In their article, lawyers Ali Yıldız and British lawyer Ben Keith explain the abuse of Interpol mechanisms by Turkey and list their demands in an open letter addressed to Interpol.
While expert legal professionals point out that Interpol has taken some steps to prevent Turkey’s abuse of the “red notice” system, they also draw attention to the fact that Turkish authorities continue to use a different Interpol mechanism, the Stolen and Lost Travel Document (SLTD) system, which is subject to less internal scrutiny and control, to arrest dissidents abroad.
Stolen and Lost Travel Document (SLTD): Another weapon of the regime
Turkish authorities abuse the SLTD system by recording the passports of dissidents as lost, stolen, canceled, or invalid, in order to ensure their deportation from Turkey when they travel. Nordic Monitor first brought up this issue.

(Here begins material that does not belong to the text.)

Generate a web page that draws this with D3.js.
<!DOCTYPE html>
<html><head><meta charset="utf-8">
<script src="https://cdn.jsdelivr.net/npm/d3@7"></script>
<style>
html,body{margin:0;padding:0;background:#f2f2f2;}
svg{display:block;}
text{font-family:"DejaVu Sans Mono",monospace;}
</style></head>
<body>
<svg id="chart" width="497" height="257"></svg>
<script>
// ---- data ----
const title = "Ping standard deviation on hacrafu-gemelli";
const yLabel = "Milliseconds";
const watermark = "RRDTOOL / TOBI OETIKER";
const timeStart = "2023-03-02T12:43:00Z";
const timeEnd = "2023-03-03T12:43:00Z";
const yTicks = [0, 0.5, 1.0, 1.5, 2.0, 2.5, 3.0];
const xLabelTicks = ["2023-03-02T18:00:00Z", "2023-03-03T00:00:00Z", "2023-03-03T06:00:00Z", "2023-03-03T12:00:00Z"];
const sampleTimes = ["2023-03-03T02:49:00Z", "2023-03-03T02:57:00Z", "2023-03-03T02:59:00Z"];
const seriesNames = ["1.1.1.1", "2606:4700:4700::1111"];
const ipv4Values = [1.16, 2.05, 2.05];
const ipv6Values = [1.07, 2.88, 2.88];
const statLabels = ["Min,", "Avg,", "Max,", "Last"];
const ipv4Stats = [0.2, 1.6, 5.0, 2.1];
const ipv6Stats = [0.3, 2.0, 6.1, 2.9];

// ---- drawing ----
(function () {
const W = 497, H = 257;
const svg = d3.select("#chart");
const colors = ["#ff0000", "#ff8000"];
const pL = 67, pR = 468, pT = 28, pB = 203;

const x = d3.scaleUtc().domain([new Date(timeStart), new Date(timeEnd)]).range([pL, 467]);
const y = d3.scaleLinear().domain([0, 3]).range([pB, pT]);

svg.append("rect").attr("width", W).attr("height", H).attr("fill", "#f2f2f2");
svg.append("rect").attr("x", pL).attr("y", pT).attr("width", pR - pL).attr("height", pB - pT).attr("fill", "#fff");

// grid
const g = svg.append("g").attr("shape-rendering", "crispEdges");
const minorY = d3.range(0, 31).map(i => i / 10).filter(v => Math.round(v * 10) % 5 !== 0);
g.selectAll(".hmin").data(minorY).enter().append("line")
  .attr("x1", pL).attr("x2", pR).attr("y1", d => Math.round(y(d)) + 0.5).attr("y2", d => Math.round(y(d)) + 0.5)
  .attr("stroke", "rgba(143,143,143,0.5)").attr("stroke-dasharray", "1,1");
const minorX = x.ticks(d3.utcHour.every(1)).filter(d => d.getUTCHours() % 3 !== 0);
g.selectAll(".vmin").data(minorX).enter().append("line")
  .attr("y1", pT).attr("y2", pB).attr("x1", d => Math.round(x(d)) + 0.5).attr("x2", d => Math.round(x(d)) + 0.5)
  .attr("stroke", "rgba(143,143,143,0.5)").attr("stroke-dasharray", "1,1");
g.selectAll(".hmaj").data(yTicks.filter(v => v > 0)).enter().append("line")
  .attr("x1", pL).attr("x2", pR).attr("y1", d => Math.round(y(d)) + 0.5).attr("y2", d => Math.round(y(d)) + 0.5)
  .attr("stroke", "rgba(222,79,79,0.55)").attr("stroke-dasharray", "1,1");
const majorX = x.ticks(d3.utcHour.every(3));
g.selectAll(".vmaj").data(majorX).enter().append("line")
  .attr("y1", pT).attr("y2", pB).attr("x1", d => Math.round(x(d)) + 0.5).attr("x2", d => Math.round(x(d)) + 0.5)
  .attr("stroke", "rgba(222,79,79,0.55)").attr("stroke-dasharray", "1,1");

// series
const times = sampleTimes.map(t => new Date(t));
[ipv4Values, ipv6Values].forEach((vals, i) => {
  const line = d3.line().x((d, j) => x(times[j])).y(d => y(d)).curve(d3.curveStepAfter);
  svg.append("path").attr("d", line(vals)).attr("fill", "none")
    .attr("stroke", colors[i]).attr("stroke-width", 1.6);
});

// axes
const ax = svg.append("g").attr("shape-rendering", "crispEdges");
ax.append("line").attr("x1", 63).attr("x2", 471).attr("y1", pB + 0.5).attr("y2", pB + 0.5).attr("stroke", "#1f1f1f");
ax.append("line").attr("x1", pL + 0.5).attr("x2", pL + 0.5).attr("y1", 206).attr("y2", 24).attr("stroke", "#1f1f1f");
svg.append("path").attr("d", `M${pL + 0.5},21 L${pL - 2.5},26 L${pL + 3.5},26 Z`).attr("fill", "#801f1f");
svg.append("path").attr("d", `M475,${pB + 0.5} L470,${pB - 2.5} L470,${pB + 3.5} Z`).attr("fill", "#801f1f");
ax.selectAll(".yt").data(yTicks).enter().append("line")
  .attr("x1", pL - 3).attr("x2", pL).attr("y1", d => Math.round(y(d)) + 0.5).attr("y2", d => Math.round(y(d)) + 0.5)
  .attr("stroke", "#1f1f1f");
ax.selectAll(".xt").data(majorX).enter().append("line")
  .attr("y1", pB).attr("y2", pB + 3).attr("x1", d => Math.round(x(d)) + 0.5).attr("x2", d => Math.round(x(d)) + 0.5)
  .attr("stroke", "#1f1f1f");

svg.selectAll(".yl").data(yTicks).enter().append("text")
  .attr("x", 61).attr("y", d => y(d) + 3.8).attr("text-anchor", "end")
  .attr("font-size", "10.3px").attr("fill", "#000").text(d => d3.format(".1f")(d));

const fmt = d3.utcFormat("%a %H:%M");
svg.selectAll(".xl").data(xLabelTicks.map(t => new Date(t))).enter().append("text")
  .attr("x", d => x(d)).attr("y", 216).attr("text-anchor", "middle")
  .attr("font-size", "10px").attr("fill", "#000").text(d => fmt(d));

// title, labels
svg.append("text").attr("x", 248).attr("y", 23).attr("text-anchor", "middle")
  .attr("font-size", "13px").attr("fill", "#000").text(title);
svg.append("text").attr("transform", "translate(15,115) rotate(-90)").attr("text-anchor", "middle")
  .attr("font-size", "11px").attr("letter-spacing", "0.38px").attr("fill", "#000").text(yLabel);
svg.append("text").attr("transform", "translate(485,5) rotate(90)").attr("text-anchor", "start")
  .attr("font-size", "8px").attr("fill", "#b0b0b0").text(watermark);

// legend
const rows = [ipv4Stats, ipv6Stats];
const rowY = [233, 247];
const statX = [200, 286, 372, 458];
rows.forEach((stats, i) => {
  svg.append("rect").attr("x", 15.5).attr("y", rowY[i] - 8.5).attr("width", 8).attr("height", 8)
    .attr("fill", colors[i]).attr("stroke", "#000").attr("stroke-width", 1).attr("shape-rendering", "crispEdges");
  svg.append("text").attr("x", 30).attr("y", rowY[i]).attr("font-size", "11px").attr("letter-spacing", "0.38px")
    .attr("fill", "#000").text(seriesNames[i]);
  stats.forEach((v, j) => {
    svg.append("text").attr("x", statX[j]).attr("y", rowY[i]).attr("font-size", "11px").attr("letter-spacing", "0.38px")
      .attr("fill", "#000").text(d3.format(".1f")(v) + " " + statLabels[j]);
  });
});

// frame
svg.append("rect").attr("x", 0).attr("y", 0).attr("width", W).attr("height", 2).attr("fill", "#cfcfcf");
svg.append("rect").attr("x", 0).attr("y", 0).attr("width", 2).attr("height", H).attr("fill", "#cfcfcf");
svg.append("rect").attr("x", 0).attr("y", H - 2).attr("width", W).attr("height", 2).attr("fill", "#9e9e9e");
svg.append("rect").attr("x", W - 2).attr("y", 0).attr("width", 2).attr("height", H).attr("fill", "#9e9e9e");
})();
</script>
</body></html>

Since the so-called coup attempt in 2016, the Turkish government has unlawfully canceled tens of thousands of passports, despite the Constitutional Court’s decision that passport cancellations and travel bans can only be enforced through a court order, not by police or government officials.
In this sense, Turkey abuses the SLTD system and violates its own domestic law. According to legal experts, Interpol’s own balance and oversight mechanisms are not functioning properly. Individuals can request access to and deletion of the information held by Interpol regarding themselves. However, once a decision is made by Interpol, there is no appeal process, and in most cases, it takes a long time to receive a response from Interpol.

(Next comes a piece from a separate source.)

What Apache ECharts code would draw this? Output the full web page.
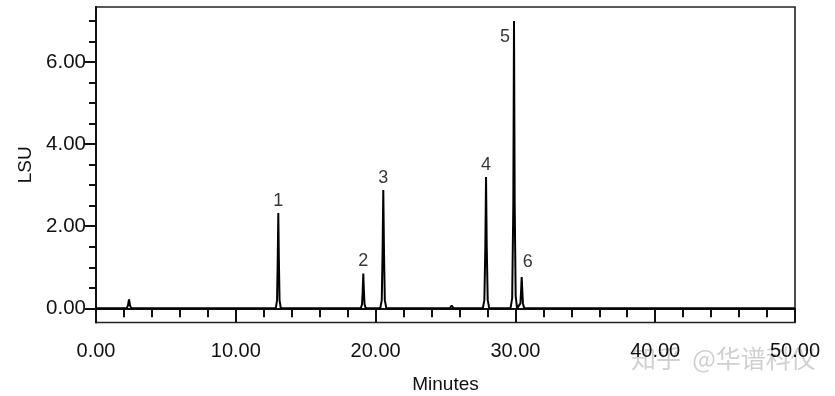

Often, a person realizes that their passport has been unjustly canceled only when they are questioned and likely detained by border control officers while traveling.

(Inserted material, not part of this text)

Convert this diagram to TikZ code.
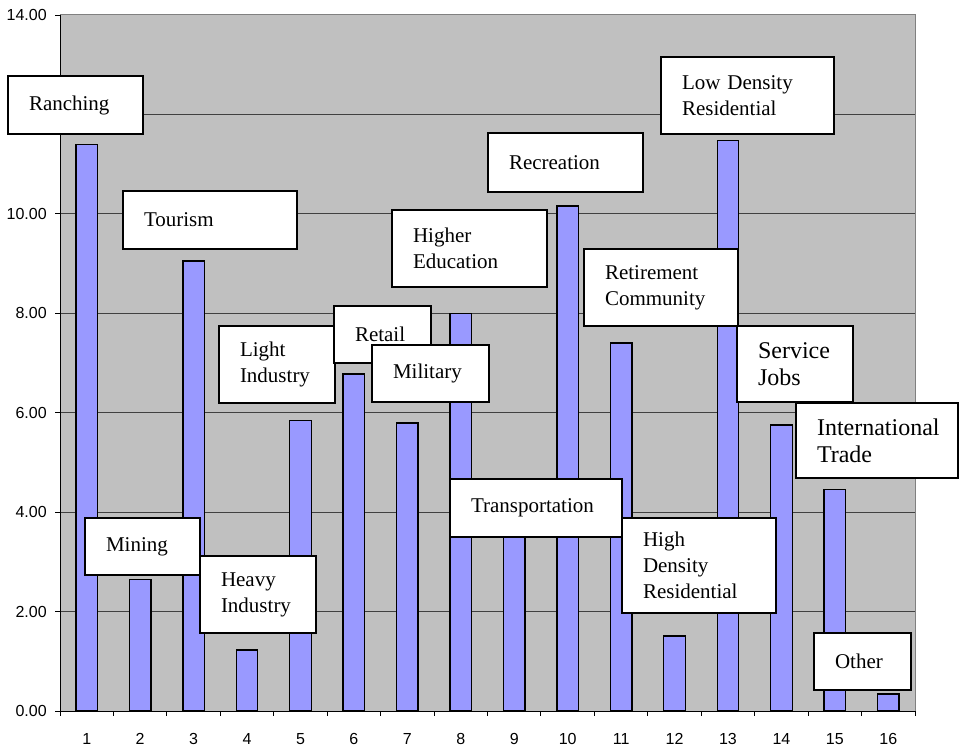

SLTD as a more effective pressure tool than Red Notice
It is emphasized that the abuse of the SLTD system is an even more effective transnational pressure tool than the abuse of the red notice system. Turkey uses Interpol to evade established human rights protections in extradition systems and repeatedly violates Interpol’s rules by disguising its persecution of dissidents as administrative passport cancellations.
The targeted individual is stopped by a country’s border control because it is determined that they are using a stolen passport. Police checks, interviews, and searches are conducted, and they are likely to be detained, ultimately initiating the deportation process against them. The case of Enes Kanter’s ordeal in Europe is cited as an example.
Letter to the Secretary-General of Interpol
The demands in the open letter written by the lawyers themselves and 23 other human rights lawyers and defenders to Interpol Secretary-General Jürgen Stock are also brought up.
The open letter makes two requests. First, to “suspend Turkey’s use of Interpol databases until a final decision is reached by the General Assembly to permanently suspend or restrict Turkey’s access.” Second, to “suspend Turkey’s use of the SLTD database until further scrutiny is conducted.”
In his response to the open letter on June 23, the Secretary-General largely denied the flaws in Interpol’s review mechanisms and chose to ignore the claim that Interpol is responsible for human rights violations through its databases.
However, lawyers refer to reports indicating that the Secretary-General allowed Turkey to block access to individuals’ data without explanation, citing Article 35 of Interpol’s regulations, which allows for information restriction to protect public or national security, prevent crime, maintain the confidentiality of investigations, or protect individuals’ rights and freedoms. However, legal experts argue that Turkey’s justification for data restriction violates individuals’ rights.
According to the lawyers, it is significant that the Secretary-General recently expressed seriousness in preserving the integrity of Interpol’s red notice system. However, more needs to be done to prevent the misuse of other Interpol systems for political purposes.